**Brief:** Restate exactly the lines that run from the start of the records below to the line containing "const yTicks = [0.5, 0.75, 1.0, 1.25, 1.5, 1.75];", counting both ends, and nothing else; pictures stay out.

--*--

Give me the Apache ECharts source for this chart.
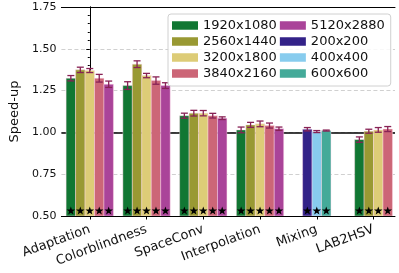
<!DOCTYPE html>
<html><head><meta charset="utf-8">
<script src="https://cdn.jsdelivr.net/npm/echarts@6/dist/echarts.min.js"></script>
<style>html,body{margin:0;padding:0;background:#fff}#c{width:399px;height:273px}</style>
</head><body><div id="c"></div>
<script>
const categories = ['Adaptation','Colorblindness','SpaceConv','Interpolation','Mixing','LAB2HSV'];
const resolutions = ['1920x1080','2560x1440','3200x1800','3840x2160','5120x2880','200x200','400x400','600x600'];
const colors = ['#117733','#999933','#DDCC77','#CC6677','#AA4499','#332288','#88CCEE','#44AA99'];
const yTicks = [0.5, 0.75, 1.0, 1.25, 1.5, 1.75];

const speedup1920 = [1.324, 1.280, 1.100, 1.015, null, 0.957];
const speedup2560 = [1.374, 1.408, 1.115, 1.045, null, 1.007];
const speedup3200 = [1.370, 1.340, 1.115, 1.051, null, 1.015];
const speedup3840 = [1.324, 1.310, 1.100, 1.041, null, 1.020];
const speedup5120 = [1.288, 1.280, 1.085, 1.022, null, null];
const speedup200  = [null, null, null, null, 1.019, null];
const speedup400  = [null, null, null, null, 1.005, null];
const speedup600  = [null, null, null, null, 1.011, null];

const err1920 = [0.016, 0.023, 0.015, 0.017, null, 0.016];
const err2560 = [0.016, 0.020, 0.017, 0.015, null, 0.012];
const err3200 = [0.012, 0.013, 0.016, 0.017, null, 0.014];
const err3840 = [0.023, 0.022, 0.014, 0.015, null, 0.015];
const err5120 = [0.019, 0.017, 0.008, 0.010, null, null];
const err200  = [null, null, null, null, 0.010, null];
const err400  = [null, null, null, null, 0.006, null];
const err600  = [null, null, null, null, 0.003, null];

const allValues = [speedup1920, speedup2560, speedup3200, speedup3840, speedup5120, speedup200, speedup400, speedup600];
const allErrs = [err1920, err2560, err3200, err3840, err5120, err200, err400, err600];

const BAR_W = 1/6;
const STAR_Y = 0.53;
const Y_MIN = 0.5, Y_MAX = 1.75;

// grouped layout: bars present in each category are centered on the category
const seriesData = resolutions.map(() => []);
categories.forEach((c, ci) => {
  const present = [];
  allValues.forEach((arr, si) => { if (arr[ci] != null) present.push(si); });
  const n = present.length;
  present.forEach((si, j) => {
    const x = ci + (j - (n - 1) / 2) * BAR_W;
    seriesData[si].push([x, allValues[si][ci], allErrs[si][ci]]);
  });
});

function starPoints(cx, cy, R) {
  const r = R * 0.4;
  const pts = [];
  for (let k = 0; k < 10; k++) {
    const a = -Math.PI / 2 + k * Math.PI / 5;
    const rad = k % 2 === 0 ? R : r;
    pts.push([cx + rad * Math.cos(a), cy + rad * Math.sin(a)]);
  }
  return pts;
}

function makeRender(color) {
  return function (params, api) {
    const x = api.value(0), v = api.value(1), e = api.value(2);
    const tl = api.coord([x - BAR_W / 2, v]);
    const br = api.coord([x + BAR_W / 2, Y_MIN]);
    const top = api.coord([x, v + e]);
    const bot = api.coord([x, v - e]);
    const star = api.coord([x, STAR_Y]);
    const cap = 3.5;
    const ecol = '#882255';
    return {
      type: 'group',
      children: [
        { type: 'rect', shape: { x: tl[0], y: tl[1], width: br[0] - tl[0], height: br[1] - tl[1] },
          style: { fill: color, stroke: 'rgba(255,215,235,0.55)', lineWidth: 0.8 } },
        { type: 'line', shape: { x1: top[0], y1: top[1], x2: bot[0], y2: bot[1] }, style: { stroke: ecol, lineWidth: 1.3 } },
        { type: 'line', shape: { x1: top[0] - cap, y1: top[1], x2: top[0] + cap, y2: top[1] }, style: { stroke: ecol, lineWidth: 1.3 } },
        { type: 'line', shape: { x1: bot[0] - cap, y1: bot[1], x2: bot[0] + cap, y2: bot[1] }, style: { stroke: ecol, lineWidth: 1.3 } },
        { type: 'polygon', shape: { points: starPoints(star[0], star[1], 4.5) }, style: { fill: '#000' } }
      ]
    };
  };
}

const FONT = 'DejaVu Sans';
const series = resolutions.map((name, si) => ({
  name: name,
  type: 'custom',
  renderItem: makeRender(colors[si]),
  itemStyle: { color: colors[si] },
  encode: { x: 0, y: 1 },
  data: seriesData[si],
  clip: true,
  z: 3
}));
series.push({
  type: 'line', name: 'ref', data: [], z: 1, silent: true,
  markLine: { silent: true, z: 1, symbol: 'none', label: { show: false },
    lineStyle: { color: '#000', type: 'solid', width: 1.5 },
    data: [{ yAxis: 1.0 }] }
});

const chart = echarts.init(document.getElementById('c'), null, { renderer: 'canvas' });
chart.setOption({
  animation: false,
  backgroundColor: '#fff',
  grid: { left: 52.5, right: 4, top: 7, bottom: 57 },
  legend: {
    data: resolutions,
    orient: 'vertical',
    left: 168, top: 14,
    height: 67,
    padding: [5, 6, 6, 4],
    itemGap: 3,
    itemWidth: 26, itemHeight: 8.5,
    icon: 'rect',
    backgroundColor: 'rgba(255,255,255,0.85)',
    borderColor: '#d0d0d0', borderWidth: 1, borderRadius: 3,
    textStyle: { fontFamily: FONT, fontSize: 13, color: '#111', lineHeight: 11 }
  },
  xAxis: [{
    type: 'value', min: -0.5, max: 5.378,
    axisLine: { show: true, onZero: false, lineStyle: { color: '#000', width: 1 } },
    axisTick: { show: true, customValues: categories.map((c, i) => i), length: 3.5, lineStyle: { color: '#000' } },
    axisLabel: { customValues: categories.map((c, i) => i), formatter: v => categories[Math.round(v)],
      rotate: 20, fontFamily: FONT, fontSize: 13, color: '#111', margin: 13 },
    splitLine: { show: false }
  }, {
    type: 'value', position: 'top', min: -0.5, max: 5.378,
    axisLine: { show: true, lineStyle: { color: '#000', width: 1 } },
    axisTick: { show: false }, axisLabel: { show: false }, splitLine: { show: false }
  }],
  yAxis: [{
    type: 'value', min: Y_MIN, max: Y_MAX, interval: 0.25,
    name: 'Speed-up', nameLocation: 'middle', nameGap: 37, nameRotate: 90,
    nameTextStyle: { fontFamily: FONT, fontSize: 13, color: '#111' },
    axisLine: { show: true, lineStyle: { color: '#000', width: 1 } },
    axisTick: { show: true, length: 3.5, lineStyle: { color: '#000' } },
    minorTick: { show: true, splitNumber: 5, length: 2, lineStyle: { color: '#000' } },
    axisLabel: { formatter: v => v.toFixed(2), fontFamily: FONT, fontSize: 11, color: '#111', margin: 5 },
    splitLine: { show: true, lineStyle: { color: '#c4c4c4', type: [4, 2.5], width: 0.8 } }
  }, {
    type: 'value', position: 'right', min: Y_MIN, max: Y_MAX,
    axisLine: { show: true, lineStyle: { color: '#000', width: 1 } },
    axisTick: { show: false }, axisLabel: { show: false }, splitLine: { show: false }
  }],
  series: series
});
</script></body></html>
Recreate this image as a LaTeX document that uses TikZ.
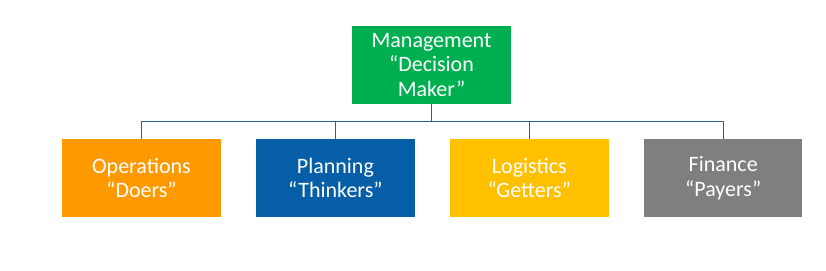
\documentclass[tikz,border=0pt]{standalone}
\usepackage{fontspec}
\setmainfont{Carlito}
\usetikzlibrary{positioning,calc}
\definecolor{mgmtgreen}{HTML}{00B050}
\definecolor{opsorange}{HTML}{FF9900}
\definecolor{planblue}{HTML}{065FA6}
\definecolor{loggold}{HTML}{FFC000}
\definecolor{fingray}{HTML}{7F7F7F}
\definecolor{linkblue}{HTML}{2F5E96}

\begin{document}
\begin{tikzpicture}[x=1pt,y=-1pt,node distance=35pt]
    \tikzstyle{unit}=[draw=none,text=white,minimum width=158.5pt,minimum height=78pt,inner sep=0pt,
        font=\fontsize{22}{24.5}\selectfont,align=center]
    \tikzstyle{link}=[draw=linkblue,line width=1.3pt]
    \useasboundingbox (0,0) rectangle (826,270);
    \node[unit,fill=mgmtgreen,minimum width=159pt] (mgmt) at (431.5,65) {Management\\“Decision\\Maker”};
    \node[unit,fill=opsorange] (ops) at (141.5,178) {Operations\\“Doers”};
    \node[unit,fill=planblue,right=of ops] (plan) {Planning\\“Thinkers”};
    \node[unit,fill=loggold,right=of plan] (log) {Logistics\\“Getters”};
    \node[unit,fill=fingray,right=of log] (fin) {Finance\\“Payers”};
    \draw[link] (mgmt.south) -- ++(0,17.5) coordinate (bus);
    \draw[link] (ops.north) |- (bus) -| (fin.north);
    \draw[link] (plan.north) -- (plan.north |- bus);
    \draw[link] (log.north) -- (log.north |- bus);
\end{tikzpicture}
\end{document}
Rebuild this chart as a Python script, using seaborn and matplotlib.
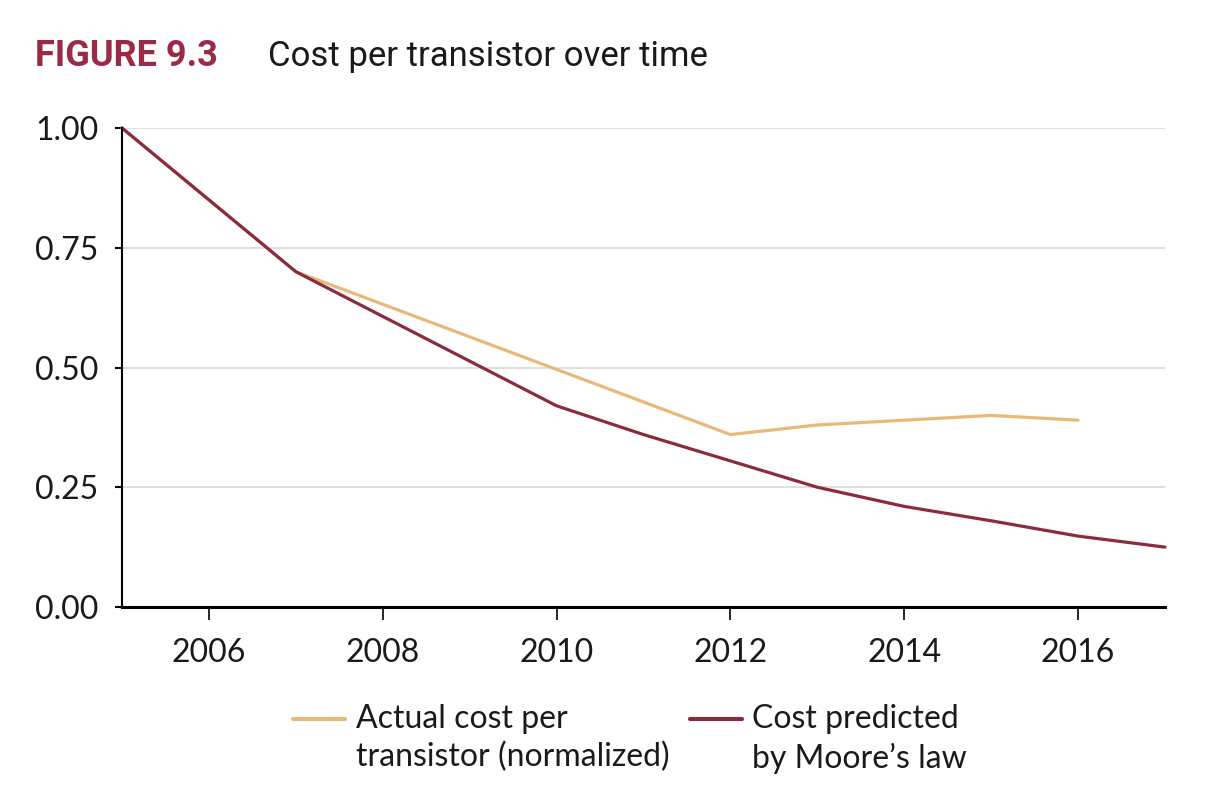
import matplotlib
matplotlib.use("Agg")
import matplotlib.pyplot as plt
import seaborn as sns
import pandas as pd
from matplotlib.lines import Line2D

years_actual = [2005, 2007, 2012, 2013, 2014, 2015, 2016]
cost_actual = [1.00, 0.70, 0.36, 0.38, 0.39, 0.40, 0.39]
years_moore = [2005, 2007, 2010, 2011, 2012, 2013, 2014, 2015, 2016, 2017]
cost_moore = [1.00, 0.70, 0.42, 0.36, 0.305, 0.25, 0.21, 0.18, 0.148, 0.125]
label_actual = "Actual cost per\ntransistor (normalized)"
label_moore = "Cost predicted\nby Moore\u2019s law"
x_ticks = [2006, 2008, 2010, 2012, 2014, 2016]
y_ticks = [0.00, 0.25, 0.50, 0.75, 1.00]

col_actual = "#E8B97A"
col_moore = "#8A2C3E"

df = pd.concat([
    pd.DataFrame({"year": years_actual, "cost": cost_actual, "series": label_actual}),
    pd.DataFrame({"year": years_moore, "cost": cost_moore, "series": label_moore}),
])

sns.set_theme(style="white")
plt.rcParams["font.family"] = ["Lato", "DejaVu Sans"]

W, H = 1221, 802
fig = plt.figure(figsize=(W/100, H/100), dpi=100)
ax = fig.add_axes([122/W, 1-607/H, (1165-122)/W, (607-128)/H])

sns.lineplot(data=df, x="year", y="cost", hue="series",
             palette={label_actual: col_actual, label_moore: col_moore},
             linewidth=2.3, ax=ax, legend=False, clip_on=False)

ax.set_xlim(2005, 2017)
ax.set_ylim(0, 1.0)
ax.set_xticks(x_ticks)
ax.set_yticks(y_ticks)
ax.set_yticklabels([f"{v:.2f}" for v in y_ticks])
ax.set_xlabel("")
ax.set_ylabel("")
for v in y_ticks[1:]:
    ax.axhline(v, color="#D9D9D9", lw=1.2, zorder=0)

for s in ["top", "right"]:
    ax.spines[s].set_visible(False)
ax.spines["left"].set_color("black")
ax.spines["left"].set_linewidth(1.5)
ax.spines["bottom"].set_color("black")
ax.spines["bottom"].set_linewidth(2.2)
ax.tick_params(axis="x", length=9, width=1.2, color="black", labelsize=23, pad=13, direction="out", bottom=True)
ax.tick_params(axis="y", length=5, width=1.5, color="black", labelsize=23, pad=12, direction="out", left=True)
for t in ax.get_xticklabels() + ax.get_yticklabels():
    t.set_color("#1a1a1a")

fig.text(35/W, 1-66/H, "FIGURE 9.3", fontsize=26, fontweight="bold",
         color="#9A2A45", family=["Roboto", "DejaVu Sans"], va="baseline")
fig.text(268/W, 1-66/H, "Cost per transistor over time", fontsize=25,
         color="#1a1a1a", family=["Roboto", "DejaVu Sans"], va="baseline")

# legend (manual layout so handles align with the first text line)
leg_items = [(293, 356, col_actual, label_actual), (690, 752, col_moore, label_moore)]
for hx, tx, col, lab in leg_items:
    fig.add_artist(Line2D([hx/W, (hx+52)/W], [1-719/H, 1-719/H], color=col, lw=3,
                          transform=fig.transFigure))
    fig.text(tx/W, 1-704/H, lab, fontsize=23, color="#1a1a1a", va="top",
             ha="left", linespacing=1.33)

fig.savefig("out.png", dpi=100)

--*--

**Result of the exercise:**
Give me the Apache ECharts source for this chart.
<!DOCTYPE html>
<html><head><meta charset="utf-8">
<script src="https://cdn.jsdelivr.net/npm/echarts@6/dist/echarts.min.js"></script>
<style>html,body{margin:0;padding:0;background:#fff}#c{width:399px;height:273px}</style>
</head><body><div id="c"></div>
<script>
const categories = ['Adaptation','Colorblindness','SpaceConv','Interpolation','Mixing','LAB2HSV'];
const resolutions = ['1920x1080','2560x1440','3200x1800','3840x2160','5120x2880','200x200','400x400','600x600'];
const colors = ['#117733','#999933','#DDCC77','#CC6677','#AA4499','#332288','#88CCEE','#44AA99'];
const yTicks = [0.5, 0.75, 1.0, 1.25, 1.5, 1.75];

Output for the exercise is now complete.